— begin Data supplied —
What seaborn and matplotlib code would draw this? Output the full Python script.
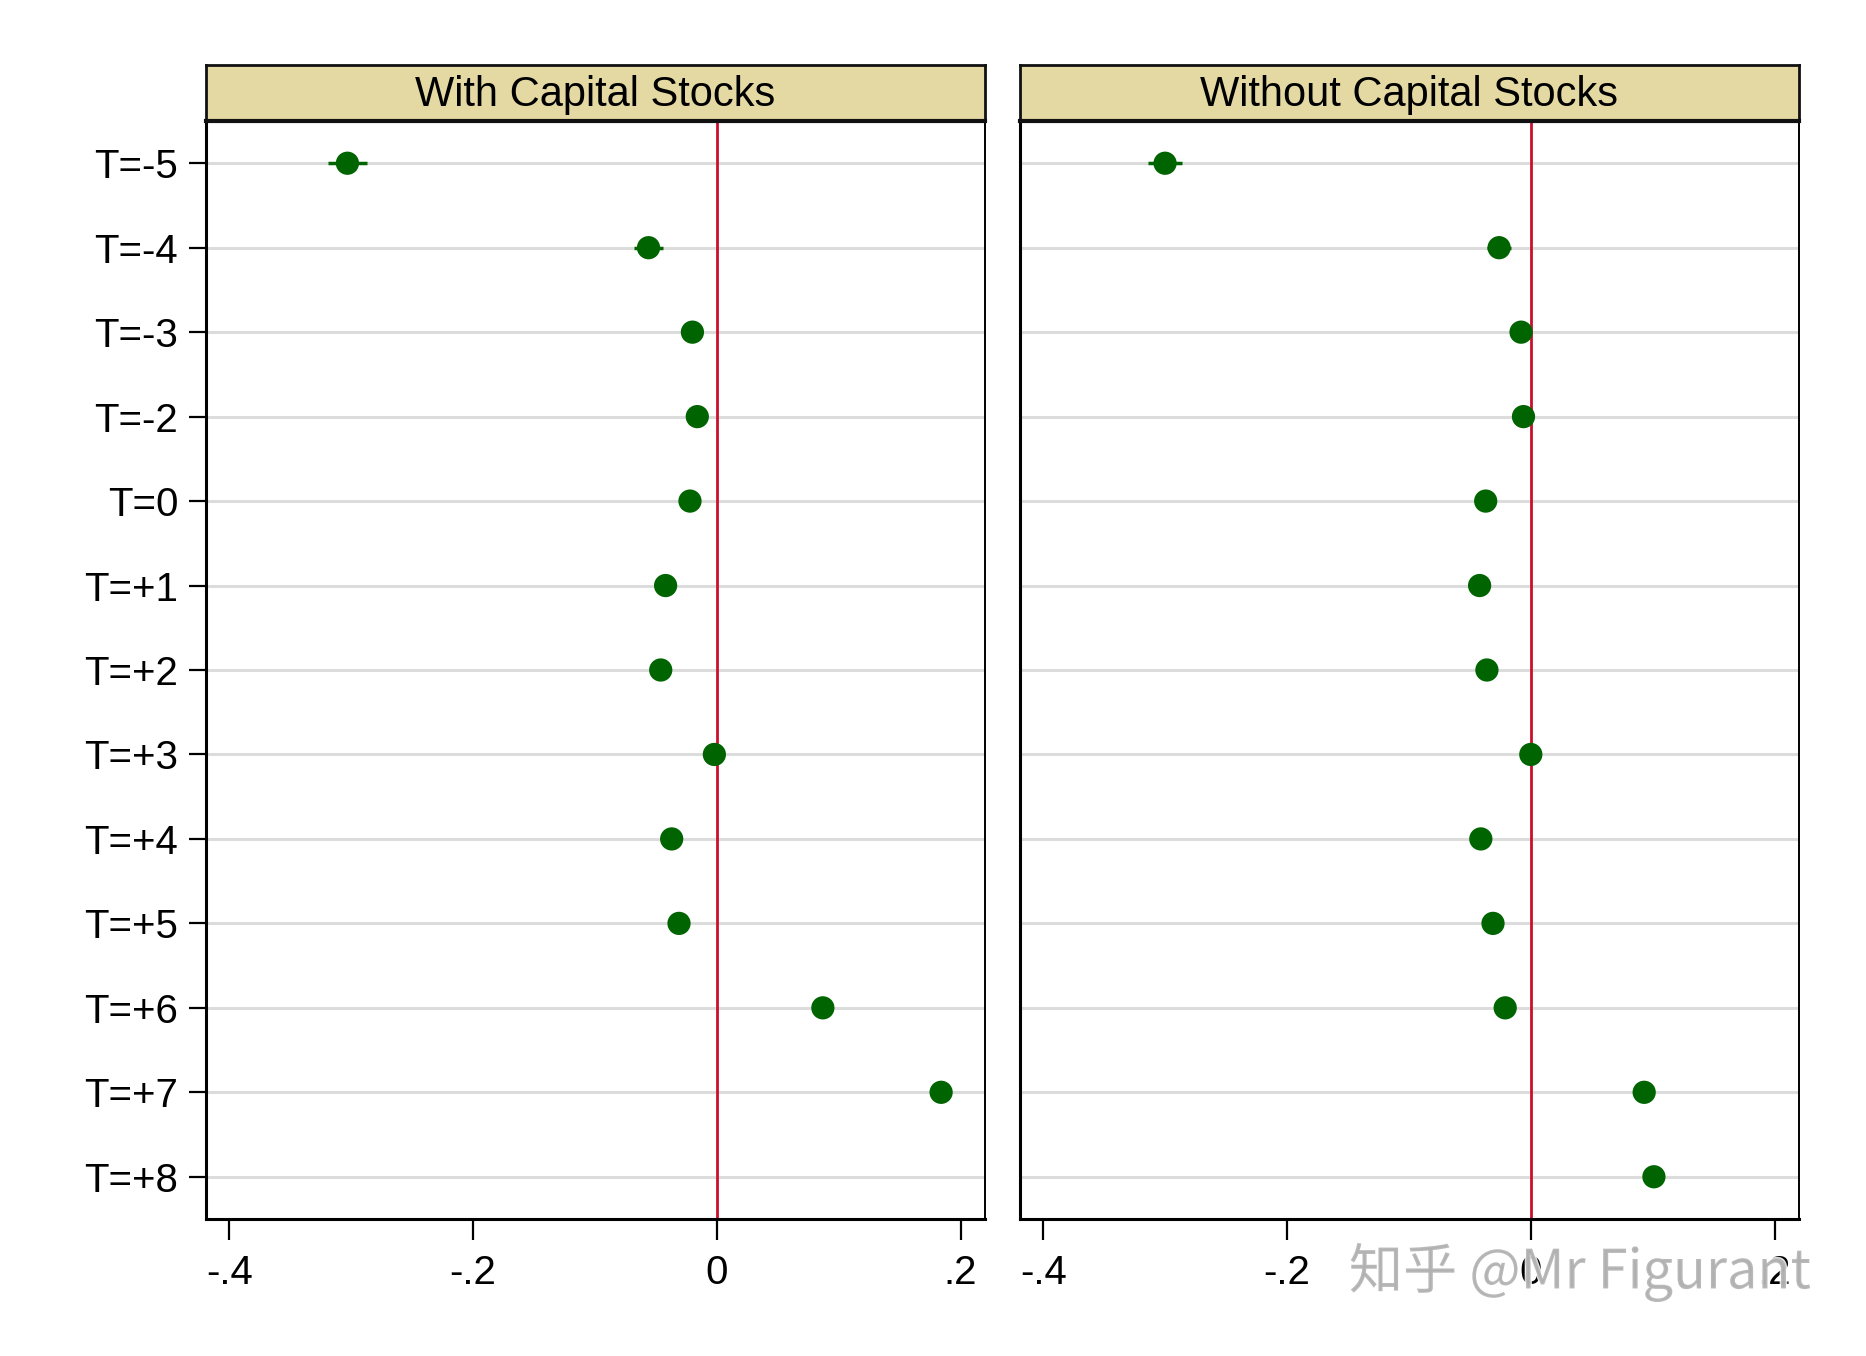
import matplotlib
matplotlib.use("Agg")
import matplotlib.pyplot as plt
import matplotlib.patheffects as pe
import numpy as np
import pandas as pd
import seaborn as sns

# ---------------------------------------------------------------------------
# Data
# ---------------------------------------------------------------------------
PERIODS = ["T=-5", "T=-4", "T=-3", "T=-2", "T=0", "T=+1", "T=+2",
           "T=+3", "T=+4", "T=+5", "T=+6", "T=+7", "T=+8"]
WITH_COEF = [-0.303, -0.056, -0.020, -0.016, -0.022, -0.042, -0.046,
             -0.002, -0.037, -0.031, 0.087, 0.184, np.nan]
WITH_CI = [0.016, 0.012, 0.005, 0.005, 0.005, 0.005, 0.005,
           0.005, 0.005, 0.005, 0.005, 0.006, np.nan]
WITHOUT_COEF = [-0.300, -0.026, -0.008, -0.006, -0.037, -0.042, -0.036,
                0.000, -0.041, -0.031, -0.021, 0.093, 0.101]
WITHOUT_CI = [0.014, 0.010, 0.005, 0.005, 0.005, 0.005, 0.005,
              0.005, 0.005, 0.005, 0.005, 0.006, 0.006]
PANELS = ["With Capital Stocks", "Without Capital Stocks"]
XTICKS = [-0.4, -0.2, 0.0, 0.2]
XTICK_LABELS = ["-.4", "-.2", "0", ".2"]

GREEN = "#006400"
RED = "#C8102E"
HEADER_FILL = "#E5D9A3"
GRID = "#DCDCDC"

sns.set_theme(style="white")
plt.rcParams["font.family"] = ["Liberation Sans", "DejaVu Sans"]
plt.rcParams["text.color"] = "black"
plt.rcParams["xtick.color"] = "black"
plt.rcParams["ytick.color"] = "black"
plt.rcParams["xtick.labelcolor"] = "black"
plt.rcParams["ytick.labelcolor"] = "black"

W, H = 1866, 1356
fig = plt.figure(figsize=(W / 100, H / 100), dpi=100)


def frac(x0, y0, x1, y1):
    # pixel box -> figure fraction rect
    return [x0 / W, 1 - y1 / H, (x1 - x0) / W, (y1 - y0) / H]


boxes = [(206, 985), (1020, 1799)]
rows = np.arange(len(PERIODS))
series = [(WITH_COEF, WITH_CI), (WITHOUT_COEF, WITHOUT_CI)]

for i, ((x0, x1), title, (coef, ci)) in enumerate(zip(boxes, PANELS, series)):
    ax = fig.add_axes(frac(x0, 121, x1, 1219))
    df = pd.DataFrame({"row": rows, "coef": coef, "ci": ci}).dropna()

    for r in rows:
        ax.axhline(r, color=GRID, lw=2.2, zorder=0)
    ax.axvline(0, color=RED, lw=2.0, zorder=1)

    ax.hlines(df["row"], df["coef"] - df["ci"], df["coef"] + df["ci"],
              color=GREEN, lw=2.5, zorder=2)
    sns.scatterplot(data=df, x="coef", y="row", ax=ax, color=GREEN,
                    s=280, edgecolor="none", zorder=3, legend=False)

    ax.set_xlim(-0.419, 0.220)
    ax.set_ylim(len(PERIODS) - 0.5, -0.5)
    ax.set_xlabel("")
    ax.set_ylabel("")
    ax.set_xticks(XTICKS)
    ax.set_xticklabels(XTICK_LABELS, fontsize=29)
    ax.tick_params(axis="x", length=15, width=1.6, color="black",
                   direction="out", pad=10, bottom=True)
    if i == 0:
        ax.set_yticks(rows)
        ax.set_yticklabels(PERIODS, fontsize=29)
        ax.tick_params(axis="y", length=12, width=1.6, color="black",
                       direction="out", pad=8, left=True)
    else:
        ax.set_yticks([])

    for side, sp in ax.spines.items():
        sp.set_visible(True)
        sp.set_color("black")
        sp.set_linewidth(2.2 if side in ("left", "bottom") else 1.4)

    # panel header strip
    hx = fig.add_axes(frac(x0, 65, x1, 121))
    hx.set_facecolor(HEADER_FILL)
    hx.set_xticks([])
    hx.set_yticks([])
    for side, sp in hx.spines.items():
        sp.set_visible(True)
        sp.set_color("#111111")
        sp.set_linewidth(3.0 if side == "bottom" else 2.0)
    hx.text(0.5, 0.47, title, ha="center", va="center", fontsize=30,
            color="black", transform=hx.transAxes)

fig.text(1580 / W, 1 - 1272 / H, "知乎 @Mr Figurant", ha="center", va="center",
         fontsize=39, color="#AFAFAF", alpha=0.85,
         family=["Noto Sans CJK SC", "DejaVu Sans"],
         path_effects=[pe.withStroke(linewidth=2, foreground="white")])

fig.savefig("out.png", dpi=100, facecolor="white")
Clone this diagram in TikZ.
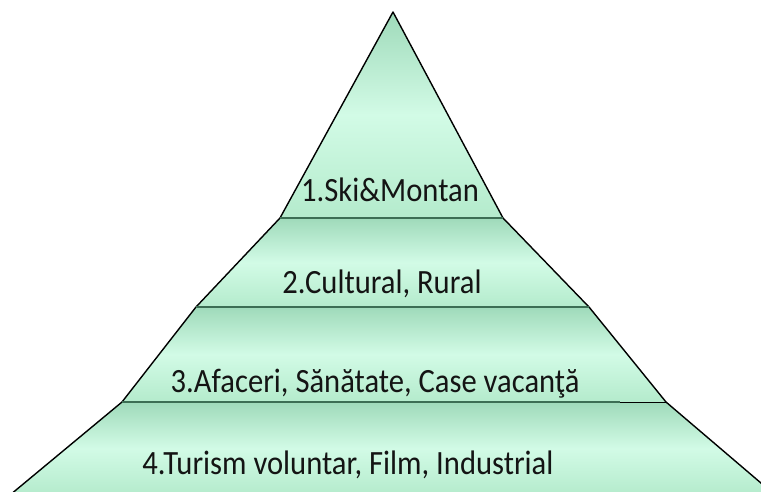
\documentclass[tikz,border=0pt]{standalone}
\usepackage{fontspec}
\setmainfont{Carlito}
\usepackage{graphicx}
\definecolor{lyrtop}{HTML}{9FDABA}
\definecolor{lyrmid}{HTML}{D2FBE6}
\definecolor{lyrbot}{HTML}{B4EBCC}
\definecolor{sepline}{HTML}{3C6E54}
\definecolor{txt}{HTML}{141414}
\tikzset{
  layer/.style={top color=lyrtop, bottom color=lyrbot, middle color=lyrmid, draw=none},
  edge/.style={draw=black, line width=1.4pt},
  sep/.style={draw=sepline, line width=2pt},
  lbl/.style={text=txt, font=\fontsize{34}{38}\selectfont, inner sep=0pt},
}
\begin{document}
\begin{tikzpicture}[x=1pt,y=-1pt]
\useasboundingbox (0,0) rectangle (761,491);
\clip (0,0) rectangle (761,491);
% layers
\fill[layer] (393,12) -- (503,218) -- (280,218) -- cycle;
\fill[layer] (280,218) -- (503,218) -- (589,307) -- (196,307) -- cycle;
\fill[layer] (196,307) -- (589,307) -- (666,402) -- (122,402) -- cycle;
\fill[layer] (122,402) -- (666,402) -- (775,495) -- (10,495) -- cycle;
% outline
\draw[edge, line join=round] (10,495) -- (122,402) -- (196,307) -- (280,218) -- (393,12) -- (503,218) -- (589,307) -- (666,402) -- (775,495);
% separators
\draw[sep] (280,218) -- (503,218);
\draw[sep] (196,307) -- (589,307);
\draw[sep] (122,402) -- (620,402);
\draw[draw=black, line width=1pt] (620,402) -- (666,402);
% labels
\node[lbl] (l1) at (390,190) {\scalebox{0.9}[1]{1.Ski\&Montan}};
\node[lbl] (l2) at (382,284) {\scalebox{0.9}[1]{2.Cultural, Rural}};
\node[lbl] (l3) at (375,384) {\scalebox{0.9}[1]{3.Afaceri, Sănătate, Case vacanţă}};
\node[lbl] (l4) at (348,465) {\scalebox{0.9}[1]{4.Turism voluntar, Film, Industrial}};
\end{tikzpicture}
\end{document}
— end Data supplied —
■ **Objective**:
Reproduce every record above exactly, omitting the pictures.

■ **Task answer**:
What seaborn and matplotlib code would draw this? Output the full Python script.
import matplotlib
matplotlib.use("Agg")
import matplotlib.pyplot as plt
import matplotlib.patheffects as pe
import numpy as np
import pandas as pd
import seaborn as sns

# ---------------------------------------------------------------------------
# Data
# ---------------------------------------------------------------------------
PERIODS = ["T=-5", "T=-4", "T=-3", "T=-2", "T=0", "T=+1", "T=+2",
           "T=+3", "T=+4", "T=+5", "T=+6", "T=+7", "T=+8"]
WITH_COEF = [-0.303, -0.056, -0.020, -0.016, -0.022, -0.042, -0.046,
             -0.002, -0.037, -0.031, 0.087, 0.184, np.nan]
WITH_CI = [0.016, 0.012, 0.005, 0.005, 0.005, 0.005, 0.005,
           0.005, 0.005, 0.005, 0.005, 0.006, np.nan]
WITHOUT_COEF = [-0.300, -0.026, -0.008, -0.006, -0.037, -0.042, -0.036,
                0.000, -0.041, -0.031, -0.021, 0.093, 0.101]
WITHOUT_CI = [0.014, 0.010, 0.005, 0.005, 0.005, 0.005, 0.005,
              0.005, 0.005, 0.005, 0.005, 0.006, 0.006]
PANELS = ["With Capital Stocks", "Without Capital Stocks"]
XTICKS = [-0.4, -0.2, 0.0, 0.2]
XTICK_LABELS = ["-.4", "-.2", "0", ".2"]

GREEN = "#006400"
RED = "#C8102E"
HEADER_FILL = "#E5D9A3"
GRID = "#DCDCDC"

sns.set_theme(style="white")
plt.rcParams["font.family"] = ["Liberation Sans", "DejaVu Sans"]
plt.rcParams["text.color"] = "black"
plt.rcParams["xtick.color"] = "black"
plt.rcParams["ytick.color"] = "black"
plt.rcParams["xtick.labelcolor"] = "black"
plt.rcParams["ytick.labelcolor"] = "black"

W, H = 1866, 1356
fig = plt.figure(figsize=(W / 100, H / 100), dpi=100)


def frac(x0, y0, x1, y1):
    # pixel box -> figure fraction rect
    return [x0 / W, 1 - y1 / H, (x1 - x0) / W, (y1 - y0) / H]


boxes = [(206, 985), (1020, 1799)]
rows = np.arange(len(PERIODS))
series = [(WITH_COEF, WITH_CI), (WITHOUT_COEF, WITHOUT_CI)]

for i, ((x0, x1), title, (coef, ci)) in enumerate(zip(boxes, PANELS, series)):
    ax = fig.add_axes(frac(x0, 121, x1, 1219))
    df = pd.DataFrame({"row": rows, "coef": coef, "ci": ci}).dropna()

    for r in rows:
        ax.axhline(r, color=GRID, lw=2.2, zorder=0)
    ax.axvline(0, color=RED, lw=2.0, zorder=1)

    ax.hlines(df["row"], df["coef"] - df["ci"], df["coef"] + df["ci"],
              color=GREEN, lw=2.5, zorder=2)
    sns.scatterplot(data=df, x="coef", y="row", ax=ax, color=GREEN,
                    s=280, edgecolor="none", zorder=3, legend=False)

    ax.set_xlim(-0.419, 0.220)
    ax.set_ylim(len(PERIODS) - 0.5, -0.5)
    ax.set_xlabel("")
    ax.set_ylabel("")
    ax.set_xticks(XTICKS)
    ax.set_xticklabels(XTICK_LABELS, fontsize=29)
    ax.tick_params(axis="x", length=15, width=1.6, color="black",
                   direction="out", pad=10, bottom=True)
    if i == 0:
        ax.set_yticks(rows)
        ax.set_yticklabels(PERIODS, fontsize=29)
        ax.tick_params(axis="y", length=12, width=1.6, color="black",
                       direction="out", pad=8, left=True)
    else:
        ax.set_yticks([])

    for side, sp in ax.spines.items():
        sp.set_visible(True)
        sp.set_color("black")
        sp.set_linewidth(2.2 if side in ("left", "bottom") else 1.4)

    # panel header strip
    hx = fig.add_axes(frac(x0, 65, x1, 121))
    hx.set_facecolor(HEADER_FILL)
    hx.set_xticks([])
    hx.set_yticks([])
    for side, sp in hx.spines.items():
        sp.set_visible(True)
        sp.set_color("#111111")
        sp.set_linewidth(3.0 if side == "bottom" else 2.0)
    hx.text(0.5, 0.47, title, ha="center", va="center", fontsize=30,
            color="black", transform=hx.transAxes)

fig.text(1580 / W, 1 - 1272 / H, "知乎 @Mr Figurant", ha="center", va="center",
         fontsize=39, color="#AFAFAF", alpha=0.85,
         family=["Noto Sans CJK SC", "DejaVu Sans"],
         path_effects=[pe.withStroke(linewidth=2, foreground="white")])

fig.savefig("out.png", dpi=100, facecolor="white")
Clone this diagram in TikZ.
\documentclass[tikz,border=0pt]{standalone}
\usepackage{fontspec}
\setmainfont{Carlito}
\usepackage{graphicx}
\definecolor{lyrtop}{HTML}{9FDABA}
\definecolor{lyrmid}{HTML}{D2FBE6}
\definecolor{lyrbot}{HTML}{B4EBCC}
\definecolor{sepline}{HTML}{3C6E54}
\definecolor{txt}{HTML}{141414}
\tikzset{
  layer/.style={top color=lyrtop, bottom color=lyrbot, middle color=lyrmid, draw=none},
  edge/.style={draw=black, line width=1.4pt},
  sep/.style={draw=sepline, line width=2pt},
  lbl/.style={text=txt, font=\fontsize{34}{38}\selectfont, inner sep=0pt},
}
\begin{document}
\begin{tikzpicture}[x=1pt,y=-1pt]
\useasboundingbox (0,0) rectangle (761,491);
\clip (0,0) rectangle (761,491);
% layers
\fill[layer] (393,12) -- (503,218) -- (280,218) -- cycle;
\fill[layer] (280,218) -- (503,218) -- (589,307) -- (196,307) -- cycle;
\fill[layer] (196,307) -- (589,307) -- (666,402) -- (122,402) -- cycle;
\fill[layer] (122,402) -- (666,402) -- (775,495) -- (10,495) -- cycle;
% outline
\draw[edge, line join=round] (10,495) -- (122,402) -- (196,307) -- (280,218) -- (393,12) -- (503,218) -- (589,307) -- (666,402) -- (775,495);
% separators
\draw[sep] (280,218) -- (503,218);
\draw[sep] (196,307) -- (589,307);
\draw[sep] (122,402) -- (620,402);
\draw[draw=black, line width=1pt] (620,402) -- (666,402);
% labels
\node[lbl] (l1) at (390,190) {\scalebox{0.9}[1]{1.Ski\&Montan}};
\node[lbl] (l2) at (382,284) {\scalebox{0.9}[1]{2.Cultural, Rural}};
\node[lbl] (l3) at (375,384) {\scalebox{0.9}[1]{3.Afaceri, Sănătate, Case vacanţă}};
\node[lbl] (l4) at (348,465) {\scalebox{0.9}[1]{4.Turism voluntar, Film, Industrial}};
\end{tikzpicture}
\end{document}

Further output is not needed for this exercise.